Did such a visit amount to an apology for the past sins of empire? Hardly, if we are going by the remarks, she made at a New Delhi state banquet held just prior to the visit. “It is no secret that there have been some difficult episodes in our pasts – Jallianwala Bagh, which I shall visit tomorrow, is a distressing example. But history cannot be rewritten, however much we might sometimes wish otherwise. It has its moments of sadness, as well as gladness. We must learn from the sadness and build on the gladness.”
The statement is strikingly bereft of sorrow and filled with understatement. Build on gladness; forget the sadness. British rule over India offered more than just “distressing” examples. And “sadness” is certainly one numbing way of looking at an atrocity, not to mention various decisions made with telling consequences.
Indian historian and politician Shashi Tharoor is one who has elaborated an extensive laundry list of British sins, noting how the empire imposed a system of rule and economy on a pre-existing, rich society of agrarian sophistication largely for self-enriching goals. Far from civilising native subjects, British rule was marked by impoverishment, its trains decidedly governed by military self-interest, its governing policy one of constipated, selective inclusion.
Distinctions, however, are drawn between the occupant of a constitutional monarchy, and the government that used her name to prosecute a policy.

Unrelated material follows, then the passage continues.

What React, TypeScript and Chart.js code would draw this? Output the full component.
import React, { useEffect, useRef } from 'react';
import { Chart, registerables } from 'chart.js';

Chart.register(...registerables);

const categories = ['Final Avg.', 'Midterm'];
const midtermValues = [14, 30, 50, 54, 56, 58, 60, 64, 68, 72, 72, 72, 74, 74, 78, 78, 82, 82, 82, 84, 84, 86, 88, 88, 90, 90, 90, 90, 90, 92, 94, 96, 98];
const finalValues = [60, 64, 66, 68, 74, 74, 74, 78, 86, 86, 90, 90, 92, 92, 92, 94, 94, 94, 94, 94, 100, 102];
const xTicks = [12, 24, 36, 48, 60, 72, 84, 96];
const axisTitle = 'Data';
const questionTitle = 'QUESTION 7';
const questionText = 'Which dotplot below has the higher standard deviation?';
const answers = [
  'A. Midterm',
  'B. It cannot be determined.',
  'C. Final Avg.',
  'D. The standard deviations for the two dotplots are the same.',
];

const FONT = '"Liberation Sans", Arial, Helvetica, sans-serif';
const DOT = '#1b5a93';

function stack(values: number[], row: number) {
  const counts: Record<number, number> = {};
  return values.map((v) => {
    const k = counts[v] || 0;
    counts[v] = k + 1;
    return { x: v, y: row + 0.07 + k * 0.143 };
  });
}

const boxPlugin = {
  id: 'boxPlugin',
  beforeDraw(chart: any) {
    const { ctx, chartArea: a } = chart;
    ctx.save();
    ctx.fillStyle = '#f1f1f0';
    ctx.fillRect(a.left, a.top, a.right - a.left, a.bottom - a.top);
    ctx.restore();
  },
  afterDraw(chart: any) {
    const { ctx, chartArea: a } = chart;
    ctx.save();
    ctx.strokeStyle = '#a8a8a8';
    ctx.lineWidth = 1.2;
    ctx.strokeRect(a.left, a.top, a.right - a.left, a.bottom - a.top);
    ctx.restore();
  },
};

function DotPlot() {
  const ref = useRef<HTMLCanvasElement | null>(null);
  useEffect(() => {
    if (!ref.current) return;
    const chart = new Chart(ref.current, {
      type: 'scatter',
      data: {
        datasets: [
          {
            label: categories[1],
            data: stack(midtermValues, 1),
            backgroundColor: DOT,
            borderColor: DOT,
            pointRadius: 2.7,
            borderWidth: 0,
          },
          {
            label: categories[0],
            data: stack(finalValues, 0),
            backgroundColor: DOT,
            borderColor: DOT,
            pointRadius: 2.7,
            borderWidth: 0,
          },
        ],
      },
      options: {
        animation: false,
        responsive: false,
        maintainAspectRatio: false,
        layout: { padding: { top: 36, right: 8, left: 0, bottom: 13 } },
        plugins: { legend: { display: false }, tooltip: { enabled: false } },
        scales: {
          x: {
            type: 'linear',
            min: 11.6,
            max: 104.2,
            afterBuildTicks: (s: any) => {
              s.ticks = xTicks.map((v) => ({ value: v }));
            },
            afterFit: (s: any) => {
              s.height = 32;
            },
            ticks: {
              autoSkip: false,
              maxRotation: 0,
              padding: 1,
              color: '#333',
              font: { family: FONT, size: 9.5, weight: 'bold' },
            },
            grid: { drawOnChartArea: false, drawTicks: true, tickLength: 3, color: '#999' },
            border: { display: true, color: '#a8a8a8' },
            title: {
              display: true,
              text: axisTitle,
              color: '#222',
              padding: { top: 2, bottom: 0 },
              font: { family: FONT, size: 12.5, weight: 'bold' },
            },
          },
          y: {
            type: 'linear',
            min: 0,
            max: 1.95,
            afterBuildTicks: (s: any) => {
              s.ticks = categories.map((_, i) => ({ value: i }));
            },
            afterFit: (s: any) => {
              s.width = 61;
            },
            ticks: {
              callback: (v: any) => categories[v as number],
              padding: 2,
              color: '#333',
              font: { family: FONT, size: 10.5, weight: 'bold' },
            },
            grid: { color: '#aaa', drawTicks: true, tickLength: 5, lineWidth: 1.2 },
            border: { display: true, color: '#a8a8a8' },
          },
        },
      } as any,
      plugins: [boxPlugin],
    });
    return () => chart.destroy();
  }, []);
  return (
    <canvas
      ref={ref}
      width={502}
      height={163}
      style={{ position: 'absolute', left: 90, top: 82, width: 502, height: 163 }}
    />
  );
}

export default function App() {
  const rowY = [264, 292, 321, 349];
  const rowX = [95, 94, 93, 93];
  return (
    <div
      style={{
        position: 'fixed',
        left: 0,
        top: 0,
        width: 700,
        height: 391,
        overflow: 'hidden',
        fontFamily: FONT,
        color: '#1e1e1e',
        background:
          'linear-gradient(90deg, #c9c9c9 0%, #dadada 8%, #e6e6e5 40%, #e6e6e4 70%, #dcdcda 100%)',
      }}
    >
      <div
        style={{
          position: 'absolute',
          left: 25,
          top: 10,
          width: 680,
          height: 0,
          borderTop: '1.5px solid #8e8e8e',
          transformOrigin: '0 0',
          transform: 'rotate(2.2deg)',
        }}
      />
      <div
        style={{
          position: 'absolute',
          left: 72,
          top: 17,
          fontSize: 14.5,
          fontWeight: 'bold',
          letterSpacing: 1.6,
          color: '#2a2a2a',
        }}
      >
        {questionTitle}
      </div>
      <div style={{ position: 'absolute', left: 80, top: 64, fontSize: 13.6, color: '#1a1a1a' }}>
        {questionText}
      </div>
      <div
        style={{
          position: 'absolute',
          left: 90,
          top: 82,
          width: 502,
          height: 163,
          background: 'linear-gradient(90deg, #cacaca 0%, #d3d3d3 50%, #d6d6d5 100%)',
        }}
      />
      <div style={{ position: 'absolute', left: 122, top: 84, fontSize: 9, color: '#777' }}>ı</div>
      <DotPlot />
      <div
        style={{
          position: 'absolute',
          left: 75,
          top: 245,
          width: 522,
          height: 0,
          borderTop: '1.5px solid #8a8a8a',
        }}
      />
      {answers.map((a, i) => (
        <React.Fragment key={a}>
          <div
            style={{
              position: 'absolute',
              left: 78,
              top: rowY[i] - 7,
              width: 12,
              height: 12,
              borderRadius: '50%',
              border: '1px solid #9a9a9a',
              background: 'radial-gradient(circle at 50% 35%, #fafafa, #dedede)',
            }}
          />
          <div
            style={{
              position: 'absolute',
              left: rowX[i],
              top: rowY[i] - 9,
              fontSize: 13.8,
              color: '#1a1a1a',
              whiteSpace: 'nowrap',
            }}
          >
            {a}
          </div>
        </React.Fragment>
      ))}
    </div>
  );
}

Specific to Elizabeth II, Tharoor noted a “largely ceremonial” reign executed with “uncommon grace, her conduct on the throne marked by a selfless serenity, a total self-abnegation and devotion to the public trappings of her position.” In her rule, she seemed to be a consummate expression of Walter Bagehot’s formulation of a constitutional monarch’s three rights: the right to be consulted, the right to encourage, the right to warn.
Indians had tried to learn and forgive, for the most part, the “cruelties of colonialism”, with some even valuing the British connection. But the Queen could be faulted for never once acknowledging, let alone apologising, for “those centuries of colonial plunder and cruelty that made her position and wealth possible.”
Where, then, did she figure in the Bagehot scheme of consulting, encouragement and warning regarding British actions in Kenya in the use of concentration camps to break the Mau Mau rebellion, or the suppression of Communists in the Malaysian Emergency? The Westminster shroud, in this regard, is thick indeed, a layer of forced exculpation.
In that curious sense, the constitutional monarch could derive the profits of plunder yet disclaim responsibility. Monarchs, Tharoor noted, “did not actually order any of these things”. It followed that the Queen did not have to apologise for them, though a sovereign’s good sense might have demanded it.
As to what’s left of any republican sentiment, the Irish politician Clare Daly, Member of the European Parliament, put it well in expressing her “deepest sympathies and solidarity with republicans living under British rule.” The forthcoming weeks would prove hard, “but it will pass.” Maybe a bit wistfully, she suggested that the “day will come.” Those days always do, but Queen Liz has made it that much more difficult.